Torrance: We look more generally at the outlook for the reverse space. In our due diligence, we spoke with various folks currently in the space and those who recently retired from it.

We observed that there’s an upside across reverse mortgages, which makes us feel bullish about the reverse space. I don’t think there will be a tsunami of new originations in the reverse space, but we did see a general swell, which helped underpin it. Looking at the current book of business with Five Brothers, and doing some math, we think there’s probably more upside risk than downside in the reverse space over the next three years.

Some of this will depend on what the Fed does with interest rates in the next 12 months.

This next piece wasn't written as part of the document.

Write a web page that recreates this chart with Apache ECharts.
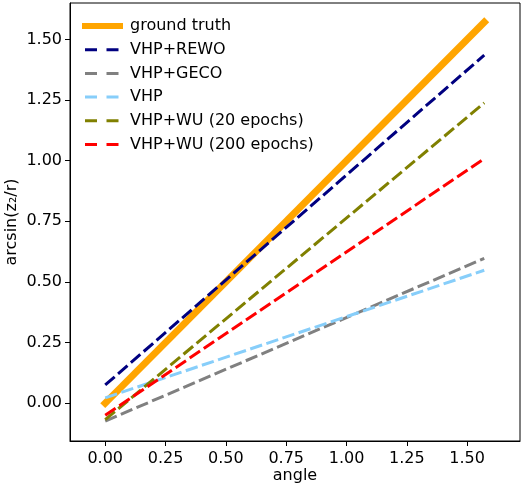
<!DOCTYPE html>
<html><head><meta charset="utf-8">
<script src="https://cdn.jsdelivr.net/npm/echarts@6/dist/echarts.min.js"></script>
<style>html,body{margin:0;padding:0;background:#fff}#c{width:524px;height:486px}</style>
</head><body><div id="c"></div>
<script>
const seriesNames = ['ground truth','VHP+REWO','VHP+GECO','VHP','VHP+WU (20 epochs)','VHP+WU (200 epochs)'];
const xStart = 0, xEnd = Math.PI/2;
const startValues = [0.0, 0.075, -0.074, 0.022, -0.068, -0.05];
const endValues = [1.5708, 1.435, 0.597, 0.548, 1.238, 1.008];
const colors = ['#FFA500','#000080','#808080','#87CEFA','#808000','#FF0000'];
const xTicks = [0, 0.25, 0.5, 0.75, 1.0, 1.25, 1.5];
const yTicks = [0, 0.25, 0.5, 0.75, 1.0, 1.25, 1.5];
const FONT = 'DejaVu Sans';
const chart = echarts.init(document.getElementById('c'));
const series = seriesNames.map((n,i)=>({
  name:n, type:'line', showSymbol:false, symbol:'none',
  data:[[xStart,startValues[i]],[xEnd,endValues[i]]],
  lineStyle: i===0 ? {color:colors[i],width:7,cap:'square'} : {color:colors[i],width:3,type:[12.5,4.5]},
  itemStyle:{color:colors[i]}, z: 2+i
}));
const legendData = seriesNames.map((n,i)=>({
  name:n,
  lineStyle: i===0 ? {color:colors[i],width:6,cap:'square'} : {color:colors[i],width:3,type:[12,9.5]}
}));
chart.setOption({
  animation:false,
  textStyle:{fontFamily:FONT},
  grid:{left:70,right:4,top:3,bottom:45,show:true,borderColor:'#000',borderWidth:1,outerBoundsMode:'none',containLabel:false},
  xAxis:{type:'value',min:-0.146,max:1.719,
    axisLine:{show:true,onZero:false,lineStyle:{color:'#000'}},
    axisTick:{show:true,length:5,customValues:xTicks,lineStyle:{color:'#000'}},
    splitLine:{show:false},
    axisLabel:{fontSize:16,color:'#000',margin:10,fontFamily:FONT,
      customValues:xTicks, formatter:v=>v.toFixed(2)},
    name:'angle',nameLocation:'middle',nameGap:27,nameMoveOverlap:false,
    nameTextStyle:{fontSize:16,color:'#000',fontFamily:FONT}},
  yAxis:{type:'value',min:-0.156,max:1.65,
    axisLine:{show:true,onZero:false,lineStyle:{color:'#000'}},
    axisTick:{show:true,length:5,customValues:yTicks,lineStyle:{color:'#000'}},
    splitLine:{show:false},
    axisLabel:{fontSize:16,color:'#000',margin:8,fontFamily:FONT,
      customValues:yTicks, formatter:v=>v.toFixed(2)},
    name:'arcsin(z₂/r)',nameLocation:'middle',nameGap:50,nameRotate:90,nameMoveOverlap:false,
    nameTextStyle:{fontSize:16,color:'#000',fontFamily:FONT}},
  legend:{orient:'vertical',left:82,top:18,padding:0,itemWidth:35,itemHeight:14,itemGap:7.7,
    data:legendData,
    itemStyle:{color:'rgba(0,0,0,0)',borderColor:'rgba(0,0,0,0)',borderWidth:0,opacity:0},
    textStyle:{fontSize:16,color:'#000',fontFamily:FONT,padding:[0,0,0,5]}},
  series:series
});
</script></body></html>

But we feel there is likely, if we were placing a bet, more upside, which factored into our decision. This, along with the dynamics of what we can achieve in terms of business growth and understanding what the market itself is doing, led us to believe that this was a good acquisition.

Clow: Reverse mortgage originators are still often primary points of contact for borrowers — sometimes years after an origination. That might put originators in first position to inform the servicer of necessary maintenance. Is there any partnership or communicative potential between you guys and lenders, or are you staying focused on servicers?

Torrance: Right now, I think it’s TBD. Certainly our day-to-day relationships are most likely to be with servicers.  What we’re bringing to the party comes down to a broader set of services that can help folks in this space, but I’m not sure people fully understand what those services are yet, so there’s probably a need for more communication. We remodel homes all over the country today, providing new kitchens and bathrooms, maintenance services, and we’re probably the largest in that space in the country.

I think as more people learn about the services we offer, the key question is, “how do we create value for the lenders, the originators, the homeowners, and manage that process? Can we deliver a service that is additive to the overall process?”

One idea revolves around marketplaces, where those in a reverse mortgage can go to find services they can trust, knowing the companies listed are vetted, good companies. My early diligence suggests that people in the reverse mortgage segment are more risk-averse, concerned about hiring a contractor or service provider without getting ripped off, ensuring they get good service, and knowing that the people who come to their homes are checked, professional, wear an MCS polo shirt, have a truck, are insured, etc.

Once we, as an industry, start professionalizing some of the services and perhaps open up more of a marketplace model, I think there’s more demand there that’s currently not tapped because people just don’t know what they could go get.